Question

Evaluate the expression $$x+y$$ for the given values of $$x$$ and $$y .$$$$x=-\frac{5}{8}, y=-\frac{1}{6}$$

Answer

**step1** Understanding the Problem

The problem asks us to evaluate the expression $$x+y$$ for the given values of $$x$$ and $$y$$. This means we need to find the sum of the two numbers provided.

**step2** Identifying the Values

The given value for $$x$$ is $$-\frac{5}{8}$$.
The given value for $$y$$ is $$-\frac{1}{6}$$.
We need to calculate $$-\frac{5}{8} + (-\frac{1}{6})$$.

**step3** Finding a Common Denominator

To add fractions, they must have the same denominator. We need to find the least common multiple (LCM) of the denominators, which are 8 and 6.
Multiples of 8: 8, 16, **24**, 32, ...
Multiples of 6: 6, 12, 18, **24**, 30, ...
The least common denominator for 8 and 6 is 24.

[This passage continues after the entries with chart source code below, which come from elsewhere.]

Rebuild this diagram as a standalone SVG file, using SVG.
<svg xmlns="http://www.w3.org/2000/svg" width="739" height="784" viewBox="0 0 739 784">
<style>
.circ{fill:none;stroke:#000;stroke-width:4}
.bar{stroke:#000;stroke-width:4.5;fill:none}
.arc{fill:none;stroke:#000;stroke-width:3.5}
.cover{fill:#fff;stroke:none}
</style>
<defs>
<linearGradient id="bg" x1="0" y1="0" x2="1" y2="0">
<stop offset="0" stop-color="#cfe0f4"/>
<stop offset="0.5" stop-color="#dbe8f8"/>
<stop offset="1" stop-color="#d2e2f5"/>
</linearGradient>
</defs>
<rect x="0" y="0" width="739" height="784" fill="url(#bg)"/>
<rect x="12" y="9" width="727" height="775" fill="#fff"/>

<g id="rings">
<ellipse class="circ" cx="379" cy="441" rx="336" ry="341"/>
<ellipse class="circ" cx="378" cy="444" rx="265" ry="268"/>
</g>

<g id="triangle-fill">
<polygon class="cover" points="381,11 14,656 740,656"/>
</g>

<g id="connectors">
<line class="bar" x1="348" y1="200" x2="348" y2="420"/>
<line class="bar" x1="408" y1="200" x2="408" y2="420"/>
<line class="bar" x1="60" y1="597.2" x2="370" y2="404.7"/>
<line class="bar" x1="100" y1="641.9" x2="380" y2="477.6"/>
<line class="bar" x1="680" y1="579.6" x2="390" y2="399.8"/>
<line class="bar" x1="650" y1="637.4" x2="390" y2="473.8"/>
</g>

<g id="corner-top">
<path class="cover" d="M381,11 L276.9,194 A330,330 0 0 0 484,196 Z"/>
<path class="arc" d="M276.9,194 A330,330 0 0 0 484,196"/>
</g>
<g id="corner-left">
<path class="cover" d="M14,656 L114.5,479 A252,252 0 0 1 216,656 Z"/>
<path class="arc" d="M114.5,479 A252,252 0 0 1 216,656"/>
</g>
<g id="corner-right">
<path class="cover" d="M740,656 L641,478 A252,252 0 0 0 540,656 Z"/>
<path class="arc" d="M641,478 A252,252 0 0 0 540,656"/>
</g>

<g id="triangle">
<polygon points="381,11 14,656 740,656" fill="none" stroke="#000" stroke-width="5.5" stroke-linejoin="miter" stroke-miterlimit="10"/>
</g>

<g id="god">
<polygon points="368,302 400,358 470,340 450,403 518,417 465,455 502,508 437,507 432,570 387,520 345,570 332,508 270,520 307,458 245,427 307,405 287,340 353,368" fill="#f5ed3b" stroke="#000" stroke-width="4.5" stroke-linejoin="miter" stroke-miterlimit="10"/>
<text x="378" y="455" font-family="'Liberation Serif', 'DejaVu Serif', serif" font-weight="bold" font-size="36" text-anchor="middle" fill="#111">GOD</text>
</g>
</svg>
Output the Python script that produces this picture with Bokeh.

**step4** Converting Fractions to Equivalent Fractions

Now, we convert each fraction to an equivalent fraction with a denominator of 24.
For $$x = -\frac{5}{8}$$:
To change the denominator from 8 to 24, we multiply by 3 (since $$8 \times 3 = 24$$). We must multiply both the numerator and the denominator by 3 to keep the fraction equivalent.
$$-\frac{5}{8} = -\frac{5 \times 3}{8 \times 3} = -\frac{15}{24}$$
For $$y = -\frac{1}{6}$$:
To change the denominator from 6 to 24, we multiply by 4 (since $$6 \times 4 = 24$$). We must multiply both the numerator and the denominator by 4 to keep the fraction equivalent.
$$-\frac{1}{6} = -\frac{1 \times 4}{6 \times 4} = -\frac{4}{24}$$

**step5** Adding the Equivalent Fractions

Now we add the equivalent fractions:
$$x+y = -\frac{15}{24} + (-\frac{4}{24})$$
When adding two negative numbers, we add their absolute values and keep the negative sign.
$$-\frac{15}{24} + (-\frac{4}{24}) = - \left(\frac{15}{24} + \frac{4}{24}\right)$$
We add the numerators and keep the common denominator:
$$= - \left(\frac{15 + 4}{24}\right)$$
$$= -\frac{19}{24}$$

**step6** Simplifying the Result

The fraction $$-\frac{19}{24}$$ is already in its simplest form because 19 is a prime number, and 24 is not a multiple of 19. Therefore, there are no common factors other than 1 to divide both the numerator and the denominator.